Thursday, March 5, 2009
Ukrainians are understandably very proud of their capital's role in establishing European civilisation in Eastern Europe.
Kiev is one of the oldest cities in Eastern Europe, its official history dating back to the 5th century, although settlement on this location was present since much earlier. By late 9th century Kiev became the chef-lieu of the emerging state of the Eastern Slavic tribes, and between the 10th and early 13th century, it reached its golden age as the capital of the first Ukrainian state known today as Kievan Rus, (Kyivan Ruthenia, or Rus-Ukraine), which predated modern Ukraine, Belarus and Russia.
In the middle of the 13th century Kievan Rus was overrun by the Mongols, and later this century Kiev became part of the Grand Duchy of Lithuania, and later the Polish-Lithuanian Commonwealth. In 1654 Kiev was liberated from the commonwealth by Cossack Hetman Bohdan Khmelnytsky, who then promptly signed the city over to become a protectorate of Russia.
In 1775 it was completely annexed by the Russian Empire. The city remained under Russian rule, with brief, but uncertain, periods of independence in between 1918 and 1920. During these two centuries, Kiev experienced growing Russification and Russian immigration. After the collapse of the Soviet Union in 1991, Kiev became the capital of independent Ukraine and is now quickly learning the role of a large European capital.
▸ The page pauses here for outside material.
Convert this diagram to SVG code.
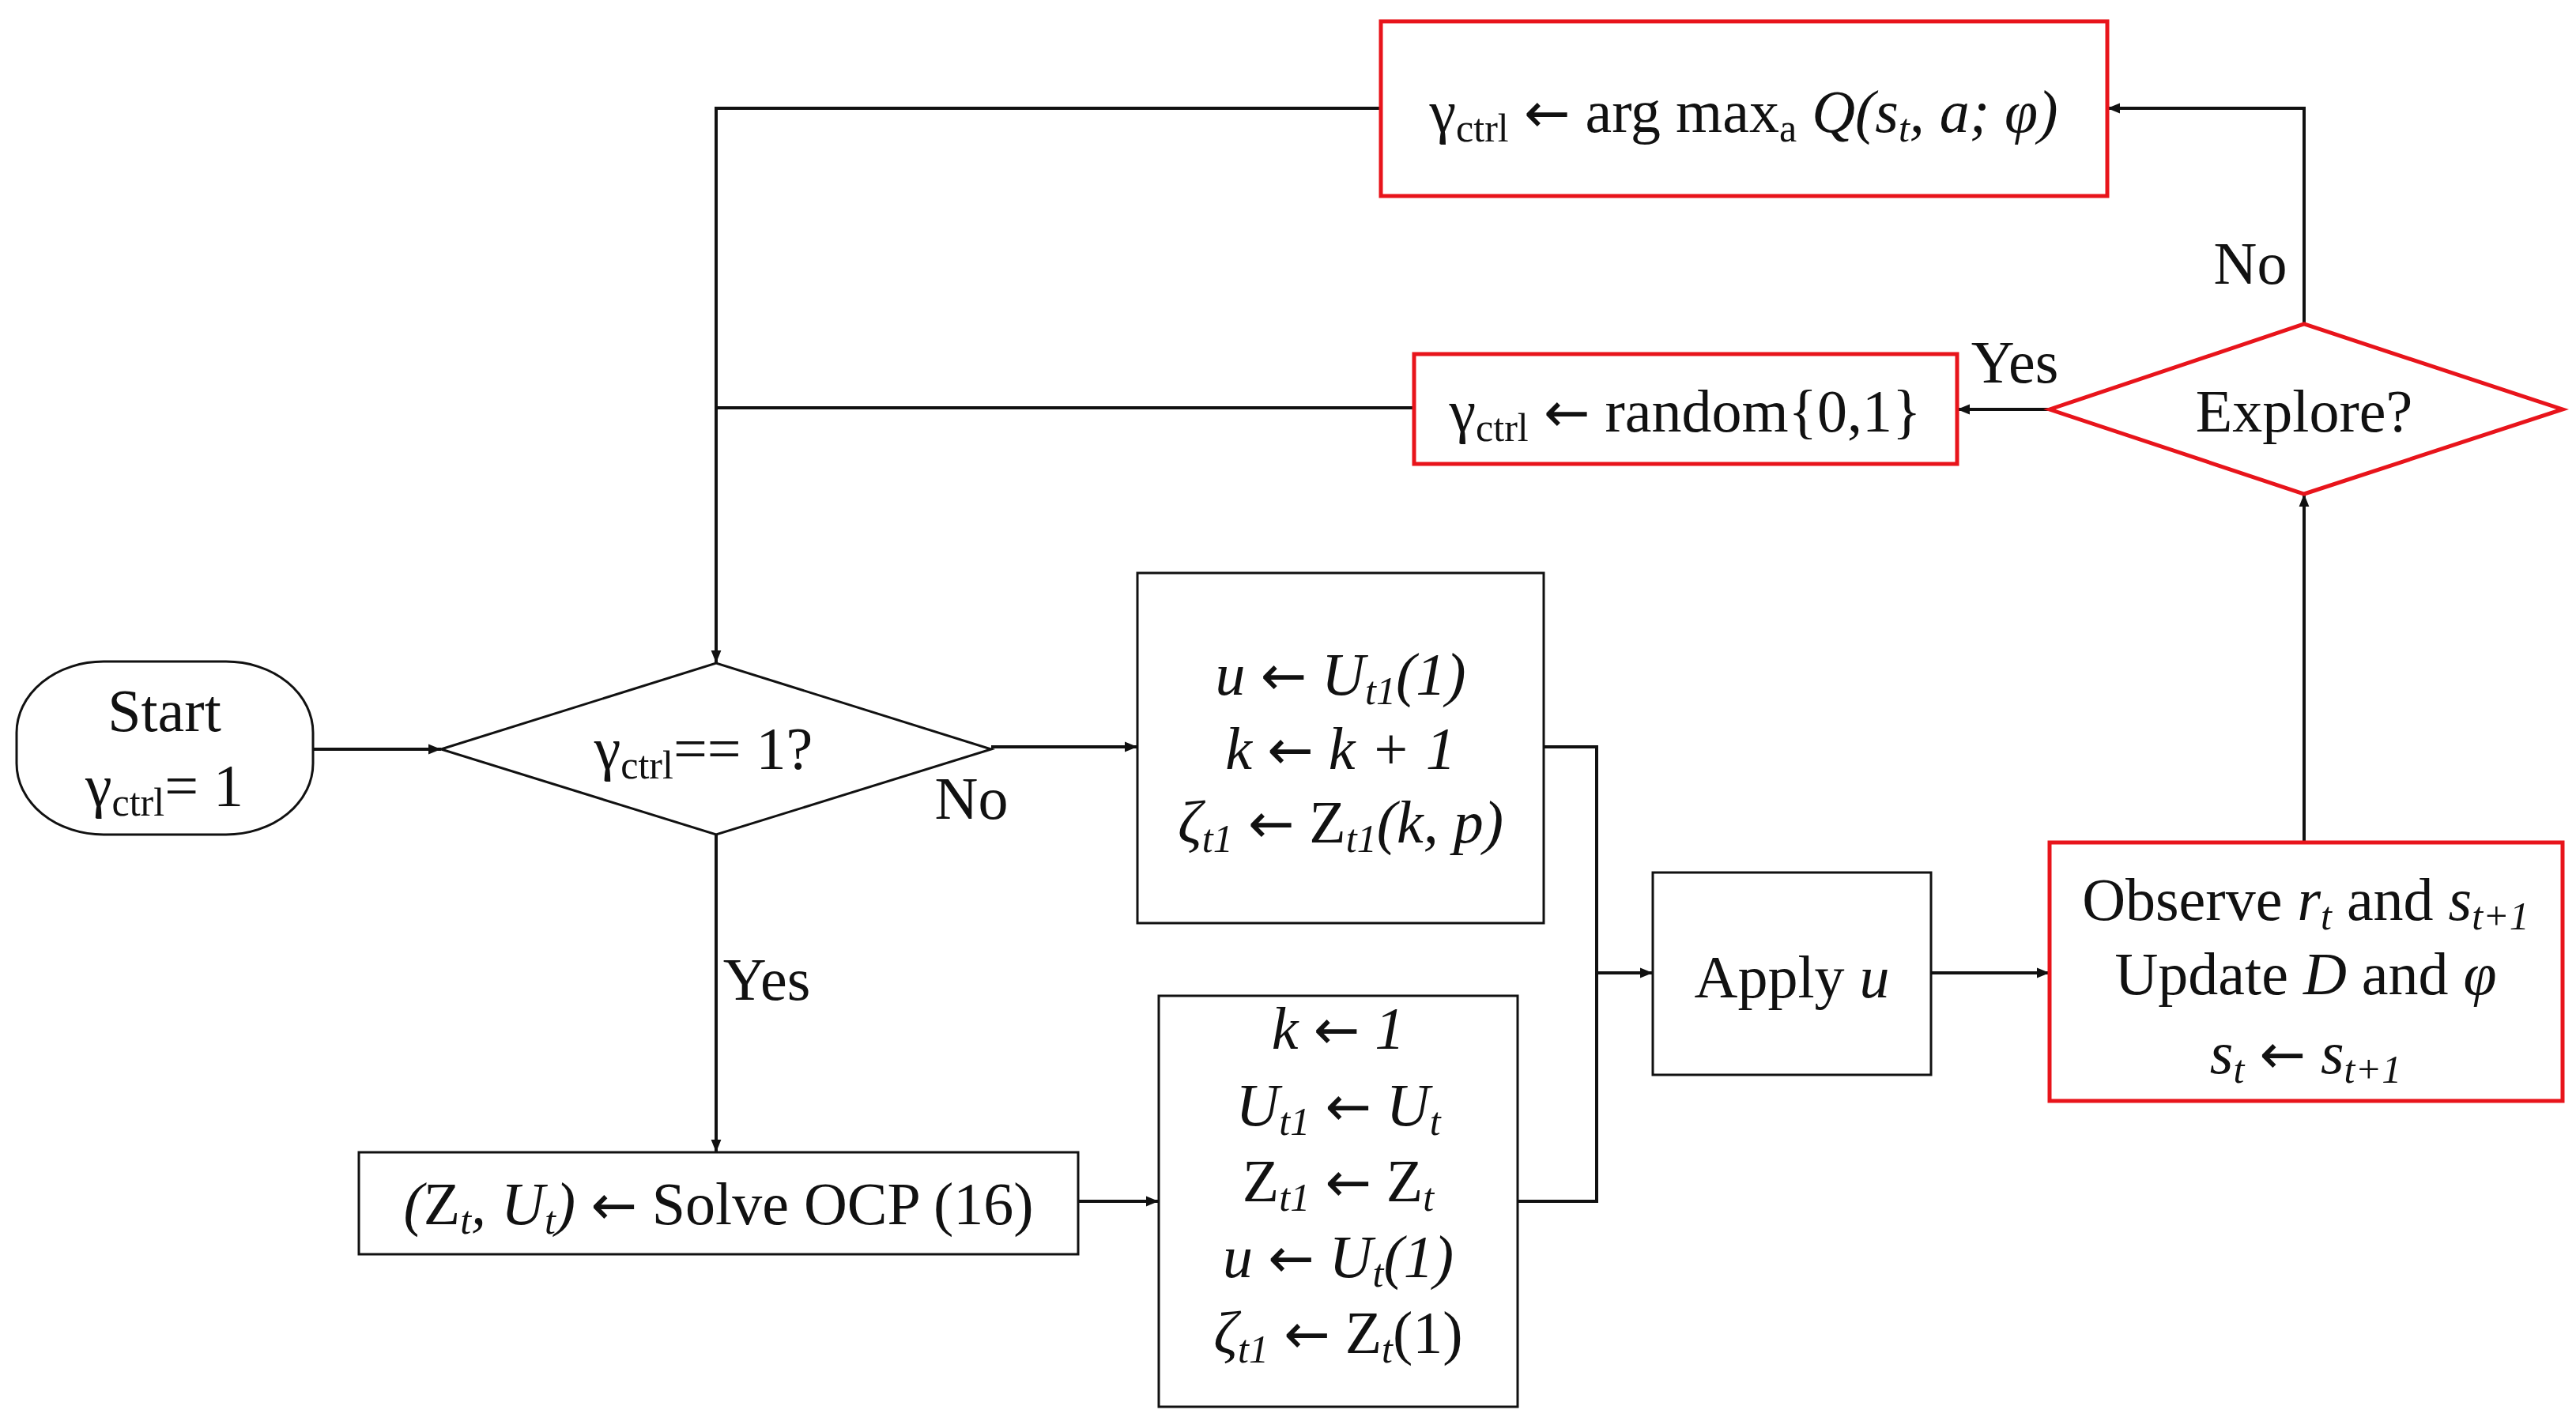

According to the last census (2001) Kiev has a population of 2,600,000, although it's generally acknowledged that, in 2006, that the population is over 3 million. About 85% declare themselves as Ukrainians, 12% as Russians, there are also Armenian, Azeri, Belarusian, Jewish, Georgian, Polish, Romanian and Tatar minorities. Today, not only has the population of Kiev likely increased, but also percentage of Ukrainians declaring Ukrainian nationality, as a result of the strong nationalist movement after the October 2004 Orange Revolution. Nevertheless, even most ethnic Ukrainians in Kiev tend to use Russian more frequently than Ukrainian both in business and in everyday conversation.
About 40% of the population has secondary education.
The average summer temperature is 24°C, and in winter is -4°C.
Russian is widely spoken in Kiev, particularly in business, including shops and restaurants. The common English name for the city, "Kiev," is a transliteration from the Russian language. The transliteration of the city's name from Ukrainian is "Kyiv", and this variation is used in many English language materials in Ukraine.
Many people in Kyiv are hospitable and will be eager to help you. However, if you're from Western Europe or North America, you may find service in restaurants and shops less attentive than you're accustomed to.